## start
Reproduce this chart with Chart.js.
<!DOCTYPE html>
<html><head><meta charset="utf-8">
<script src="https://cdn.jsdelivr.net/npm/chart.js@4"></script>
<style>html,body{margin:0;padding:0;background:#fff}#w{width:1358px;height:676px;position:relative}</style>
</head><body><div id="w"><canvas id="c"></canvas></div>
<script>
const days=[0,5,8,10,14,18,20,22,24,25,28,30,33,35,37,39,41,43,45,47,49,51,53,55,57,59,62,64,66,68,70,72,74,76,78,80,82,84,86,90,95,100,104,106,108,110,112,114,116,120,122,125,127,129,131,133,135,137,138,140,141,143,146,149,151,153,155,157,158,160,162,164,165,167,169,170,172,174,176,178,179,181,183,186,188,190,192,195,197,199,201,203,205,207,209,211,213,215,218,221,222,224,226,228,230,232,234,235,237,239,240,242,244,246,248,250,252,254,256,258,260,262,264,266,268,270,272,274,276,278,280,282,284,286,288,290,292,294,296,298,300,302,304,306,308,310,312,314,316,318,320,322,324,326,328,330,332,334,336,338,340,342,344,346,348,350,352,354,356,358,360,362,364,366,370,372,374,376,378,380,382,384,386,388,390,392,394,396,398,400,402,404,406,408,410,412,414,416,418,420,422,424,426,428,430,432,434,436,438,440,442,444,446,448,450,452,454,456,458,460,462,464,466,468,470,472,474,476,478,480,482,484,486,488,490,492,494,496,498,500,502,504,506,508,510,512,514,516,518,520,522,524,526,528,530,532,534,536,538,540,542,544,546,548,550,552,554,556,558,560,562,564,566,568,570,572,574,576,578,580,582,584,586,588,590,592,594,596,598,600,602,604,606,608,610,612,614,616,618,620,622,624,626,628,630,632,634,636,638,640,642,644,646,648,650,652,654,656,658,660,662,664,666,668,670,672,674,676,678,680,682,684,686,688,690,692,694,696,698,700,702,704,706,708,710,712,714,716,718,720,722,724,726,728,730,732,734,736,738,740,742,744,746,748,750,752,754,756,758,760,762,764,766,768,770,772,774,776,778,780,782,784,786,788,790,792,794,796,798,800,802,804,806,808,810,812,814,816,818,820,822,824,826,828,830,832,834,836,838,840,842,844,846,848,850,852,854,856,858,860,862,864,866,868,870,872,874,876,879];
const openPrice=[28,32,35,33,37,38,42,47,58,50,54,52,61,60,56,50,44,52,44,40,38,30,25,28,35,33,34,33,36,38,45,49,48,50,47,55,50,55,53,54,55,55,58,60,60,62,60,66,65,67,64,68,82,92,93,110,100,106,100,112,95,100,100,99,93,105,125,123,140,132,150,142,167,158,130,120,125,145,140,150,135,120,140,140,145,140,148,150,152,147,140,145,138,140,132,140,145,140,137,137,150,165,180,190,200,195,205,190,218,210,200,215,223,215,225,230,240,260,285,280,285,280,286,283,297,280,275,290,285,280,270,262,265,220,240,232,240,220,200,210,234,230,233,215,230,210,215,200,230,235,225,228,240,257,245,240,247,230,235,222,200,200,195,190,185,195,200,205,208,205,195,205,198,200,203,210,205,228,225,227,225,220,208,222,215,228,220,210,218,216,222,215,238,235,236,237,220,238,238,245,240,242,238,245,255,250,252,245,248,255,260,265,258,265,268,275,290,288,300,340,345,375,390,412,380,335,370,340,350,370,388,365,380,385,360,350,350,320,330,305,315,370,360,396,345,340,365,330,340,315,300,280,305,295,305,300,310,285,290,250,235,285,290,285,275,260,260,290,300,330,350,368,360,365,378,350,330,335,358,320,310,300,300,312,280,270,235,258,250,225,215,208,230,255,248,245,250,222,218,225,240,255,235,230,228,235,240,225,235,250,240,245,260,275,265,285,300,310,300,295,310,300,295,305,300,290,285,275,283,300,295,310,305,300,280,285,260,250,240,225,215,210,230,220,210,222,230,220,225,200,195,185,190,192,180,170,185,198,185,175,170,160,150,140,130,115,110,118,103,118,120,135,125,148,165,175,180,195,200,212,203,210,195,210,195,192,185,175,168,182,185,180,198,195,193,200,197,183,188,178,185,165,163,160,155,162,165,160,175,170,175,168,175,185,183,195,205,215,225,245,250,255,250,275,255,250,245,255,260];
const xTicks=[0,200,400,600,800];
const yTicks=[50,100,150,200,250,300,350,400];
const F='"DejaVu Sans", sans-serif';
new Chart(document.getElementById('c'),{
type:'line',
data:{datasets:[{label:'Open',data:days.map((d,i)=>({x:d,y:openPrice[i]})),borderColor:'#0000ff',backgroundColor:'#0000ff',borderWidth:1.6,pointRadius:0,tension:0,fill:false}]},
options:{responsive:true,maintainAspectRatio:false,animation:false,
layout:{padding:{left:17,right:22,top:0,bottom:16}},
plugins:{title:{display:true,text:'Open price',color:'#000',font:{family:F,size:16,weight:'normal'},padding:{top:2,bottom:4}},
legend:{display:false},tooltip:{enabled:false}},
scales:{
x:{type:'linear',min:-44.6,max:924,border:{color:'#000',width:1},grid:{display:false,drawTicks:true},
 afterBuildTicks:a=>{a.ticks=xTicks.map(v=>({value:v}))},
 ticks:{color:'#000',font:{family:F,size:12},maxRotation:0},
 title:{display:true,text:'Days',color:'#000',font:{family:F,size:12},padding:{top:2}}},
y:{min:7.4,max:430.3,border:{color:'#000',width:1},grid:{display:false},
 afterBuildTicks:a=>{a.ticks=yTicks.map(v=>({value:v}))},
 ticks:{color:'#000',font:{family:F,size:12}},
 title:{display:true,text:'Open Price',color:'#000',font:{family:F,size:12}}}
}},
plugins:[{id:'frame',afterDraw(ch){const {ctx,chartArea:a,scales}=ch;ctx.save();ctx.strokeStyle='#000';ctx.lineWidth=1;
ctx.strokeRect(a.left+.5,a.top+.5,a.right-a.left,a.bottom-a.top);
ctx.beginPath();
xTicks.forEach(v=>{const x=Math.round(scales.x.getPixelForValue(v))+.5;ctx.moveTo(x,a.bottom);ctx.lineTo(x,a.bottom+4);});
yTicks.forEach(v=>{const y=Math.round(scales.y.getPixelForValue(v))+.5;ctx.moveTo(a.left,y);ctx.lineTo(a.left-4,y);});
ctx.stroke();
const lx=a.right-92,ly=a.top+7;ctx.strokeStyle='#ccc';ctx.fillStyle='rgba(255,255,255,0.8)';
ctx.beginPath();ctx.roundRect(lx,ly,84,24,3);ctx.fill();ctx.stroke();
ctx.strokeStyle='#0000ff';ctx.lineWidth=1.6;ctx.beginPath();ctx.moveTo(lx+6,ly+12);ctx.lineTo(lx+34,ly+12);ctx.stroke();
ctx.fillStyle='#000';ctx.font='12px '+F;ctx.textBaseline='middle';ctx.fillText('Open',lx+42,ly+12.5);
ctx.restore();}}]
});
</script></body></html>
## end
__Objective__:
Copy down the material exactly as written.

__Written response__:
Reproduce this chart with Chart.js.
<!DOCTYPE html>
<html><head><meta charset="utf-8">
<script src="https://cdn.jsdelivr.net/npm/chart.js@4"></script>
<style>html,body{margin:0;padding:0;background:#fff}#w{width:1358px;height:676px;position:relative}</style>
</head><body><div id="w"><canvas id="c"></canvas></div>
<script>
const days=[0,5,8,10,14,18,20,22,24,25,28,30,33,35,37,39,41,43,45,47,49,51,53,55,57,59,62,64,66,68,70,72,74,76,78,80,82,84,86,90,95,100,104,106,108,110,112,114,116,120,122,125,127,129,131,133,135,137,138,140,141,143,146,149,151,153,155,157,158,160,162,164,165,167,169,170,172,174,176,178,179,181,183,186,188,190,192,195,197,199,201,203,205,207,209,211,213,215,218,221,222,224,226,228,230,232,234,235,237,239,240,242,244,246,248,250,252,254,256,258,260,262,264,266,268,270,272,274,276,278,280,282,284,286,288,290,292,294,296,298,300,302,304,306,308,310,312,314,316,318,320,322,324,326,328,330,332,334,336,338,340,342,344,346,348,350,352,354,356,358,360,362,364,366,370,372,374,376,378,380,382,384,386,388,390,392,394,396,398,400,402,404,406,408,410,412,414,416,418,420,422,424,426,428,430,432,434,436,438,440,442,444,446,448,450,452,454,456,458,460,462,464,466,468,470,472,474,476,478,480,482,484,486,488,490,492,494,496,498,500,502,504,506,508,510,512,514,516,518,520,522,524,526,528,530,532,534,536,538,540,542,544,546,548,550,552,554,556,558,560,562,564,566,568,570,572,574,576,578,580,582,584,586,588,590,592,594,596,598,600,602,604,606,608,610,612,614,616,618,620,622,624,626,628,630,632,634,636,638,640,642,644,646,648,650,652,654,656,658,660,662,664,666,668,670,672,674,676,678,680,682,684,686,688,690,692,694,696,698,700,702,704,706,708,710,712,714,716,718,720,722,724,726,728,730,732,734,736,738,740,742,744,746,748,750,752,754,756,758,760,762,764,766,768,770,772,774,776,778,780,782,784,786,788,790,792,794,796,798,800,802,804,806,808,810,812,814,816,818,820,822,824,826,828,830,832,834,836,838,840,842,844,846,848,850,852,854,856,858,860,862,864,866,868,870,872,874,876,879];
const openPrice=[28,32,35,33,37,38,42,47,58,50,54,52,61,60,56,50,44,52,44,40,38,30,25,28,35,33,34,33,36,38,45,49,48,50,47,55,50,55,53,54,55,55,58,60,60,62,60,66,65,67,64,68,82,92,93,110,100,106,100,112,95,100,100,99,93,105,125,123,140,132,150,142,167,158,130,120,125,145,140,150,135,120,140,140,145,140,148,150,152,147,140,145,138,140,132,140,145,140,137,137,150,165,180,190,200,195,205,190,218,210,200,215,223,215,225,230,240,260,285,280,285,280,286,283,297,280,275,290,285,280,270,262,265,220,240,232,240,220,200,210,234,230,233,215,230,210,215,200,230,235,225,228,240,257,245,240,247,230,235,222,200,200,195,190,185,195,200,205,208,205,195,205,198,200,203,210,205,228,225,227,225,220,208,222,215,228,220,210,218,216,222,215,238,235,236,237,220,238,238,245,240,242,238,245,255,250,252,245,248,255,260,265,258,265,268,275,290,288,300,340,345,375,390,412,380,335,370,340,350,370,388,365,380,385,360,350,350,320,330,305,315,370,360,396,345,340,365,330,340,315,300,280,305,295,305,300,310,285,290,250,235,285,290,285,275,260,260,290,300,330,350,368,360,365,378,350,330,335,358,320,310,300,300,312,280,270,235,258,250,225,215,208,230,255,248,245,250,222,218,225,240,255,235,230,228,235,240,225,235,250,240,245,260,275,265,285,300,310,300,295,310,300,295,305,300,290,285,275,283,300,295,310,305,300,280,285,260,250,240,225,215,210,230,220,210,222,230,220,225,200,195,185,190,192,180,170,185,198,185,175,170,160,150,140,130,115,110,118,103,118,120,135,125,148,165,175,180,195,200,212,203,210,195,210,195,192,185,175,168,182,185,180,198,195,193,200,197,183,188,178,185,165,163,160,155,162,165,160,175,170,175,168,175,185,183,195,205,215,225,245,250,255,250,275,255,250,245,255,260];
const xTicks=[0,200,400,600,800];
const yTicks=[50,100,150,200,250,300,350,400];
const F='"DejaVu Sans", sans-serif';
new Chart(document.getElementById('c'),{
type:'line',
data:{datasets:[{label:'Open',data:days.map((d,i)=>({x:d,y:openPrice[i]})),borderColor:'#0000ff',backgroundColor:'#0000ff',borderWidth:1.6,pointRadius:0,tension:0,fill:false}]},
options:{responsive:true,maintainAspectRatio:false,animation:false,
layout:{padding:{left:17,right:22,top:0,bottom:16}},
plugins:{title:{display:true,text:'Open price',color:'#000',font:{family:F,size:16,weight:'normal'},padding:{top:2,bottom:4}},
legend:{display:false},tooltip:{enabled:false}},
scales:{
x:{type:'linear',min:-44.6,max:924,border:{color:'#000',width:1},grid:{display:false,drawTicks:true},
 afterBuildTicks:a=>{a.ticks=xTicks.map(v=>({value:v}))},
 ticks:{color:'#000',font:{family:F,size:12},maxRotation:0},
 title:{display:true,text:'Days',color:'#000',font:{family:F,size:12},padding:{top:2}}},
y:{min:7.4,max:430.3,border:{color:'#000',width:1},grid:{display:false},
 afterBuildTicks:a=>{a.ticks=yTicks.map(v=>({value:v}))},
 ticks:{color:'#000',font:{family:F,size:12}},
 title:{display:true,text:'Open Price',color:'#000',font:{family:F,size:12}}}
}},
plugins:[{id:'frame',afterDraw(ch){const {ctx,chartArea:a,scales}=ch;ctx.save();ctx.strokeStyle='#000';ctx.lineWidth=1;
ctx.strokeRect(a.left+.5,a.top+.5,a.right-a.left,a.bottom-a.top);
ctx.beginPath();
xTicks.forEach(v=>{const x=Math.round(scales.x.getPixelForValue(v))+.5;ctx.moveTo(x,a.bottom);ctx.lineTo(x,a.bottom+4);});
yTicks.forEach(v=>{const y=Math.round(scales.y.getPixelForValue(v))+.5;ctx.moveTo(a.left,y);ctx.lineTo(a.left-4,y);});
ctx.stroke();
const lx=a.right-92,ly=a.top+7;ctx.strokeStyle='#ccc';ctx.fillStyle='rgba(255,255,255,0.8)';
ctx.beginPath();ctx.roundRect(lx,ly,84,24,3);ctx.fill();ctx.stroke();
ctx.strokeStyle='#0000ff';ctx.lineWidth=1.6;ctx.beginPath();ctx.moveTo(lx+6,ly+12);ctx.lineTo(lx+34,ly+12);ctx.stroke();
ctx.fillStyle='#000';ctx.font='12px '+F;ctx.textBaseline='middle';ctx.fillText('Open',lx+42,ly+12.5);
ctx.restore();}}]
});
</script></body></html>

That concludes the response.